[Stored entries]
◇ ◇ ◇ ◇ ◇ ◇ ◇
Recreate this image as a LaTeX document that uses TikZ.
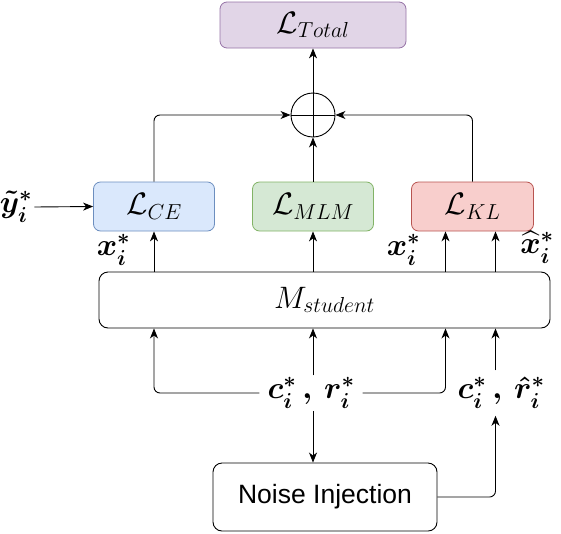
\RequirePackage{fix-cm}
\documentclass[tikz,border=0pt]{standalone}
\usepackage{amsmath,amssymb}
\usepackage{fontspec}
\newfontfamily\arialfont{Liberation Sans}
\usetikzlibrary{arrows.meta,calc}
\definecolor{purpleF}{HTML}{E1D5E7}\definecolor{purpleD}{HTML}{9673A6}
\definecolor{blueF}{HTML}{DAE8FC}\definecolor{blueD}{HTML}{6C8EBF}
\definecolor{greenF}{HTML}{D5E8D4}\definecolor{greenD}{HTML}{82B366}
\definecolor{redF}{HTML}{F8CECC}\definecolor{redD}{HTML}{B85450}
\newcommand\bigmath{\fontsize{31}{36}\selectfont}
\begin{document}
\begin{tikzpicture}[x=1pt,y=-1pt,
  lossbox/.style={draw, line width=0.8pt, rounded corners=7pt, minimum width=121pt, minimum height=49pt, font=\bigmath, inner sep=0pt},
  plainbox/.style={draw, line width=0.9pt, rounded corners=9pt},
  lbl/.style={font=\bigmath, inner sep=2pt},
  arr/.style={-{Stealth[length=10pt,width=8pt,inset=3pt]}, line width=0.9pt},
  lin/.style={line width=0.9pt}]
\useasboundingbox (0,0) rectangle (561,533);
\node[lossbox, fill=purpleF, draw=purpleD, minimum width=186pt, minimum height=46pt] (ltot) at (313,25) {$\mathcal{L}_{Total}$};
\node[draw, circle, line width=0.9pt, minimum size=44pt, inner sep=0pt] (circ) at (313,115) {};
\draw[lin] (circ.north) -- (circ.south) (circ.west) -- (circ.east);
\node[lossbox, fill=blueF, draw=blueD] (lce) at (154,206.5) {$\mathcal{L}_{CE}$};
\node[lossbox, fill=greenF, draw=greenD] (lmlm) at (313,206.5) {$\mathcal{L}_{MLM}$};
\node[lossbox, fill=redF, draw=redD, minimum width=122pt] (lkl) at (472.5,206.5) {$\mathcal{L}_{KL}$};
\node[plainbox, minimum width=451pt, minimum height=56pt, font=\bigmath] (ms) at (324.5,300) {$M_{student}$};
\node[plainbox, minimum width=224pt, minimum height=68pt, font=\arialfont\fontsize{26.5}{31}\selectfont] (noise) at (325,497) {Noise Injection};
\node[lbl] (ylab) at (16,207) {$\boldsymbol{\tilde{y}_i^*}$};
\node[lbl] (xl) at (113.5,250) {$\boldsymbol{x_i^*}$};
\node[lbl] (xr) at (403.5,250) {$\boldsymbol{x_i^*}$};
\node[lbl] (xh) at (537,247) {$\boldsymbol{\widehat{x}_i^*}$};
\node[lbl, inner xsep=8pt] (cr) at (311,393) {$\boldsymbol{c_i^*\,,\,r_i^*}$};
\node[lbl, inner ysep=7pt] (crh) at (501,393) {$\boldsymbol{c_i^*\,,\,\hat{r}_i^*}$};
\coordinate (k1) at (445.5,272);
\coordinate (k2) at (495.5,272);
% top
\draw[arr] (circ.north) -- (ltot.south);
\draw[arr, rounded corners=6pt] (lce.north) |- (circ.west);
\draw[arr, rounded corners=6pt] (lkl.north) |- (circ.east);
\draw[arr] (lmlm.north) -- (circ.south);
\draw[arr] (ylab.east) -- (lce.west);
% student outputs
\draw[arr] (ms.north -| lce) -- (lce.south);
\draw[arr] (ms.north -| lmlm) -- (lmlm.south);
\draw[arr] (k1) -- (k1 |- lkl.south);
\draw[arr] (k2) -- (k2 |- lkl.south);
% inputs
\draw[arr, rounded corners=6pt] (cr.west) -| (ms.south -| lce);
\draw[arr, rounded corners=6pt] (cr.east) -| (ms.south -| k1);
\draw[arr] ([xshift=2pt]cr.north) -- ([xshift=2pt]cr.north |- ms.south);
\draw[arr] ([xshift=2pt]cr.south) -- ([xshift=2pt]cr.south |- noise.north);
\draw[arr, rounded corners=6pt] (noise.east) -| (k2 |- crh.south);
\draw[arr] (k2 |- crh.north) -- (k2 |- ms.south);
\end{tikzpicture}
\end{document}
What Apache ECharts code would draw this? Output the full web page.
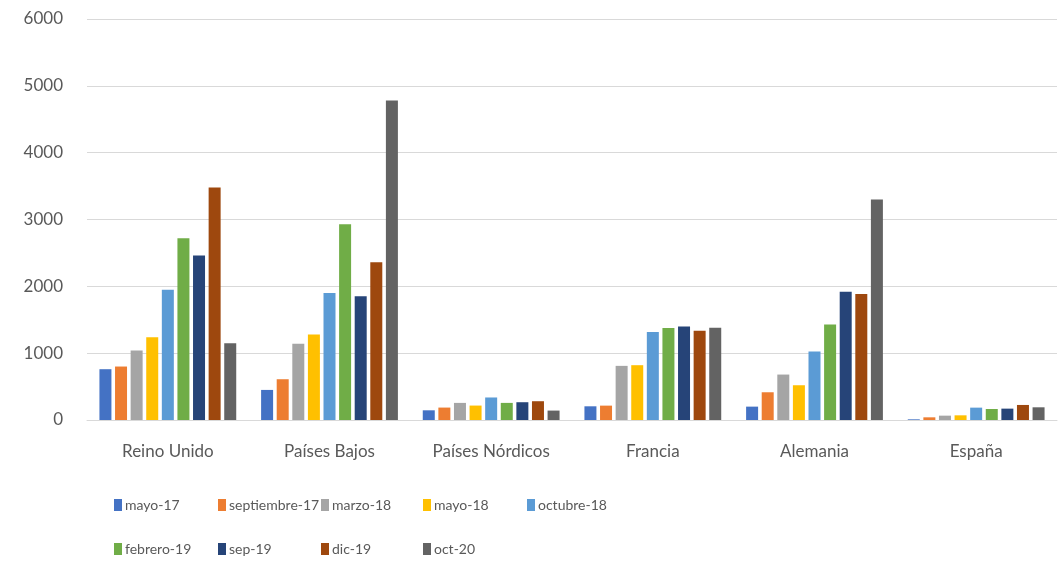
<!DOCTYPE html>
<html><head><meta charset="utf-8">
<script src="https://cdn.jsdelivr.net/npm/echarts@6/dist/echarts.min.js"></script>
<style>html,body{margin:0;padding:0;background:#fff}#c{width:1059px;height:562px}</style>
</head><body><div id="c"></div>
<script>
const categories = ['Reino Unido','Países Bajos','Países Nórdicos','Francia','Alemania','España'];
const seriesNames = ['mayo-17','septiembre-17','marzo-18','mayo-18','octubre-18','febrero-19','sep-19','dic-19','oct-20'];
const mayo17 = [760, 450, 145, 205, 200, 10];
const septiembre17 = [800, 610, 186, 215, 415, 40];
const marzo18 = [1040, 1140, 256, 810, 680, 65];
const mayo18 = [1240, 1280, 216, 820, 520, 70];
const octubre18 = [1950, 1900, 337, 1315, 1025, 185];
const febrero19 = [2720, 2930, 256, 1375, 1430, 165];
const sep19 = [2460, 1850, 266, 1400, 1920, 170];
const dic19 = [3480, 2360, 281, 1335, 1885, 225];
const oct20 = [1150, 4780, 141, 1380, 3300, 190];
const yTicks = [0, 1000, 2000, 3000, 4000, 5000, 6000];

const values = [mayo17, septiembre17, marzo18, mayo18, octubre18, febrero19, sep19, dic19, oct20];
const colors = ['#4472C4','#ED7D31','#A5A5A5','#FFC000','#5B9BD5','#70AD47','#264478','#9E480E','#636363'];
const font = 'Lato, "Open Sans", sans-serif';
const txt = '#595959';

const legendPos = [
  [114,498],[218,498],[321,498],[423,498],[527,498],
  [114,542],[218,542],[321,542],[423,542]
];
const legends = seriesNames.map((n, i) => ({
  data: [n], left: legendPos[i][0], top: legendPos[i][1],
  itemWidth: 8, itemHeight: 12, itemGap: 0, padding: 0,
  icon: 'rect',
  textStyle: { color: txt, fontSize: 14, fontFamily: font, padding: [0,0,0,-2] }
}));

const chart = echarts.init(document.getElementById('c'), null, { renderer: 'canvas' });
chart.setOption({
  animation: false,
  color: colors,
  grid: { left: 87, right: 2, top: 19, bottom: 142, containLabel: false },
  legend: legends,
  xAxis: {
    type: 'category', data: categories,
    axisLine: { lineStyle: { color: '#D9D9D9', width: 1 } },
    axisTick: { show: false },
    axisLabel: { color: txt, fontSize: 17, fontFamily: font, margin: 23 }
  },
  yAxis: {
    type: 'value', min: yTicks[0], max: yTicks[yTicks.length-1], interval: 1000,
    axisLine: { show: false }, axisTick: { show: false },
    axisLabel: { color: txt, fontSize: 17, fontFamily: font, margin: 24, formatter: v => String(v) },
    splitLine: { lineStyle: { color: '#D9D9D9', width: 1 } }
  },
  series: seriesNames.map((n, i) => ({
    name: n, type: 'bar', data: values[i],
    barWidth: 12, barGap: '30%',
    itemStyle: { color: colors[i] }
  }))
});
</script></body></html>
◇ ◇ ◇ ◇ ◇ ◇ ◇
In the records above, find each line with the word "this" and copy it.

THE OUTPUT -
Recreate this image as a LaTeX document that uses TikZ.
What Apache ECharts code would draw this? Output the full web page.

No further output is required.